If cooking you delicious foods will make us sit together and be friends, I'll learn cooking. If we can't even have a chit-chat about your favorite things, could you please write on a piece of paper then throw it to me while you're walking and passing me by?
I'd love to know you, Time.
Minggu, 31 Agustus 2014
How lucky Aurora was, who did just sleeping and be saved by a gentle Prince with his kiss. Whereas I have to beg my brain working hardest to find a way out of the reluctance and fight with the cynical sun that never forget to work at its best. Walk and trust my heart that says the nomadic Prince is still there -- in the place that we first met, while I know how nomads live. How if he's not there and I'll get only "at leasts" when arrive? I deserve more than "at leasts" as lessons, God. I ask more.
Rabu, 20 Agustus 2014
Pikachu, why are you totally silent now?
'Pikapi... Pikachu!!!' That how you sounded your name. You used to fill my days with your noisy yet unbeatably cute voice. Noisy, thus you be such an alarm to wake me up. Noisy, thus you be a distraction from everything I was doing. Noisy, thus you drew a smile on my face when my tears were flowing.
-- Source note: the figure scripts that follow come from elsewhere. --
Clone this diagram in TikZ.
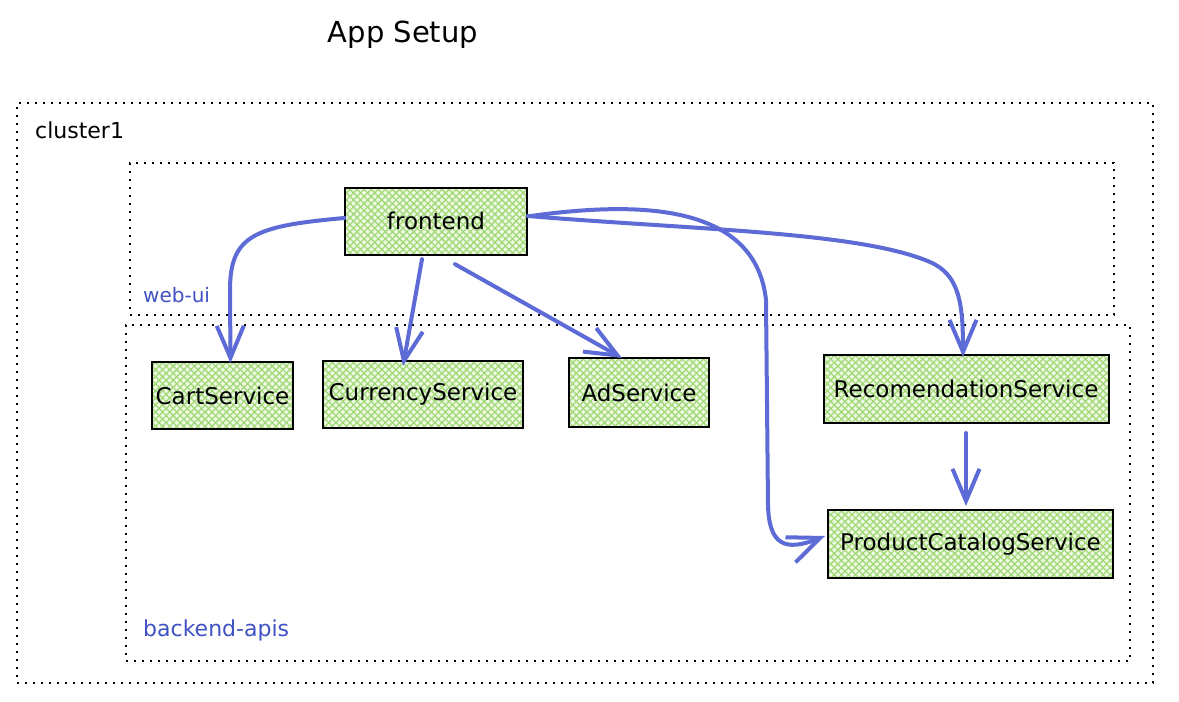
\documentclass[tikz,border=0pt]{standalone}
\usepackage{fontspec}
\setmainfont{DejaVu Sans}
\usetikzlibrary{arrows.meta,patterns.meta}
\definecolor{hatchbg}{HTML}{EEF9E4}
\definecolor{hatchln}{HTML}{A2D875}
\definecolor{arrowblue}{HTML}{5C6BD6}
\definecolor{labelblue}{HTML}{4052C4}
\tikzset{
  svc/.style={draw=black, line width=2pt, inner sep=0pt, minimum height=67pt,
    font=\fontsize{23}{25}\selectfont,
    preaction={fill=hatchbg},
    preaction={pattern={Lines[angle=45,distance=5pt,line width=1.3pt]}, pattern color=hatchln},
    pattern={Lines[angle=-45,distance=5pt,line width=1.3pt]}, pattern color=hatchln},
  grp/.style={draw=black, line width=2.2pt, dash pattern=on 2pt off 6pt},
  conn/.style={draw=arrowblue, line width=4pt, line cap=round, line join=round,
    -{Straight Barb[length=32pt,width=27pt,line width=4pt]}},
  grplabel/.style={anchor=west, inner sep=0pt, text=labelblue}
}
\begin{document}
\begin{tikzpicture}[x=1pt,y=-1pt]
\useasboundingbox[fill=white] (0,0) rectangle (1179,702);
% title
\node[font=\fontsize{29}{31}\selectfont] (title) at (403,35) {App Setup};
% groups
\node[grp, minimum width=1136pt, minimum height=580pt, inner sep=0pt] (cluster) at (585,393) {};
\node[anchor=west, inner sep=0pt, font=\fontsize{22}{24}\selectfont] (clusterlbl) at (35,130) {cluster1};
\node[grp, minimum width=984pt, minimum height=152pt, inner sep=0pt] (webui) at (622,239) {};
\node[grplabel, font=\fontsize{20}{22}\selectfont] (webuilbl) at (143,295) {web-ui};
\node[grp, minimum width=1004pt, minimum height=336pt, inner sep=0pt] (backend) at (628,493) {};
\node[grplabel, font=\fontsize{22}{24}\selectfont] (backendlbl) at (143,630) {backend-apis};
% services
\node[svc, minimum width=182pt] (fe) at (436,221) {frontend};
\node[svc, minimum width=141pt] (cart) at (222.5,395.5) {CartService};
\node[svc, minimum width=200pt] (cur) at (423,394.5) {CurrencyService};
\node[svc, minimum width=140pt, minimum height=69pt] (ad) at (639,392.5) {AdService};
\node[svc, minimum width=285pt, minimum height=68pt] (rec) at (966,389) {RecomendationService};
\node[svc, minimum width=285pt, minimum height=68pt] (pc) at (970.5,544) {ProductCatalogService};
% connectors
\coordinate (c1) at (230,290);
\draw[conn] ([yshift=3pt]fe.west) .. controls (255,226) and (230,235) .. (c1) -- ([xshift=8pt,yshift=-2pt]cart.north);
\draw[conn] ([xshift=-14pt,yshift=-4pt]fe.south) -- ([xshift=-20pt,yshift=-6pt]cur.north);
\draw[conn] ([xshift=19pt,yshift=-9pt]fe.south) -- ([xshift=-17pt,yshift=-1pt]ad.north);
\coordinate (c2) at (930,262);
\draw[conn] ([yshift=5pt]fe.east) .. controls (700,230) and (860,232) .. (c2) .. controls (960,275) and (963,305) .. ([xshift=-3pt,yshift=-3pt]rec.north);
\coordinate (c3) at (766,300);
\coordinate (c4) at (768,505);
\draw[conn] ([xshift=3pt,yshift=5pt]fe.east) .. controls (625,203) and (755,198) .. (c3) -- (c4) .. controls (769,545) and (785,552) .. ([xshift=-2pt,yshift=8pt]pc.west);
\draw[conn] ([yshift=-9pt]rec.south) -- ([xshift=-4.5pt,yshift=3pt]pc.north);
\end{tikzpicture}
\end{document}
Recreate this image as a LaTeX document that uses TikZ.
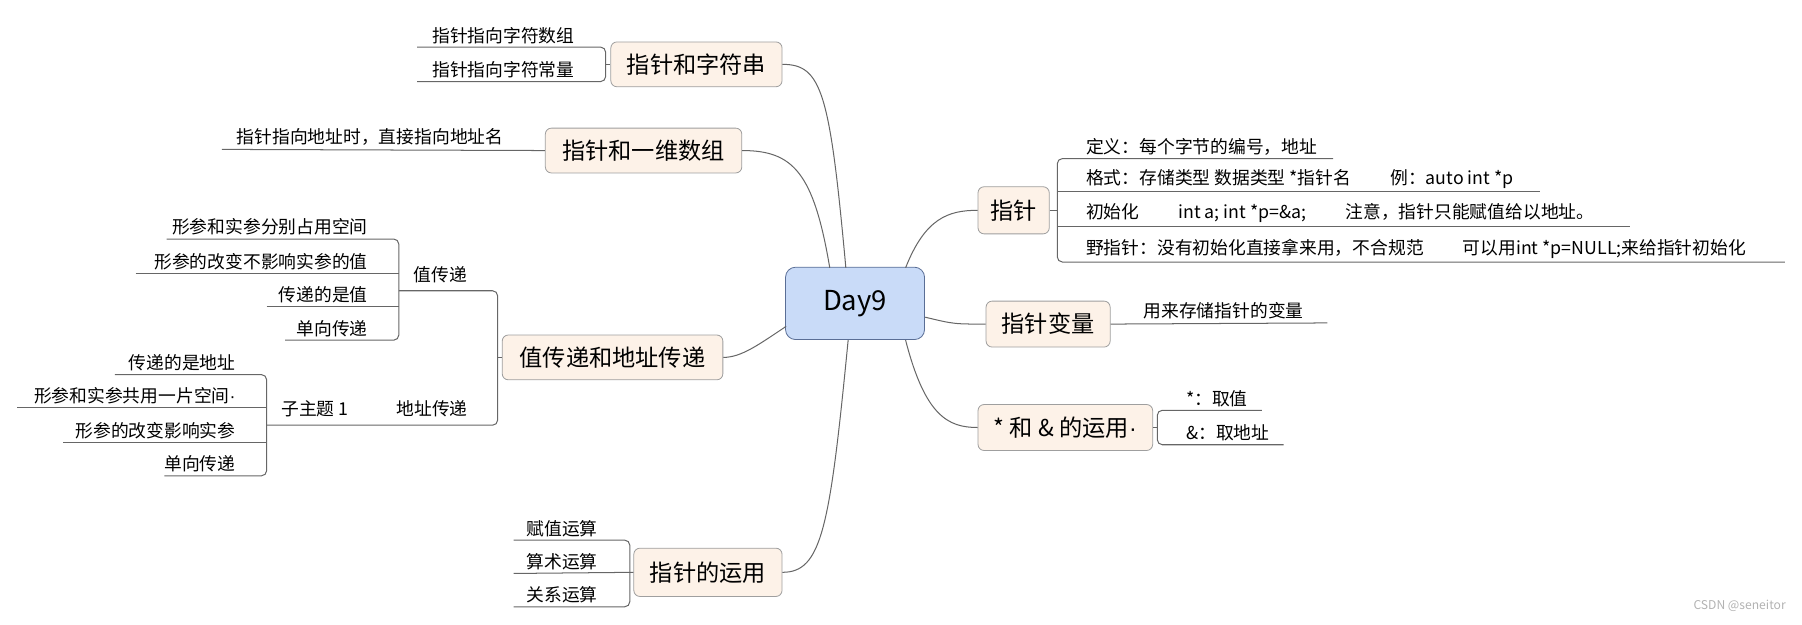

I woke up late, so that you'd feel worry about me and force me to get up. I tried to be super busy, so that you'd feel annoyed and try to get my attention. I even cried hard and made liters of tears, so that you'd bring me candies and do silly things in front of my face.
Where the hell have you gone?
Don't give my candies to other girls, hey! Those are mine. Besides, I don't think there are another 23 years-old girls who love eating candies more than myself does... They're busy with their diets and won't eat those sweet candies. You don't know them, I know.
Your jokes aren't funny, they won't laugh. I was just too nice you, wasn't I?
Come and surprised me tonight, Pikachu. I'm missing you a lot. Also, don't forget about my candies!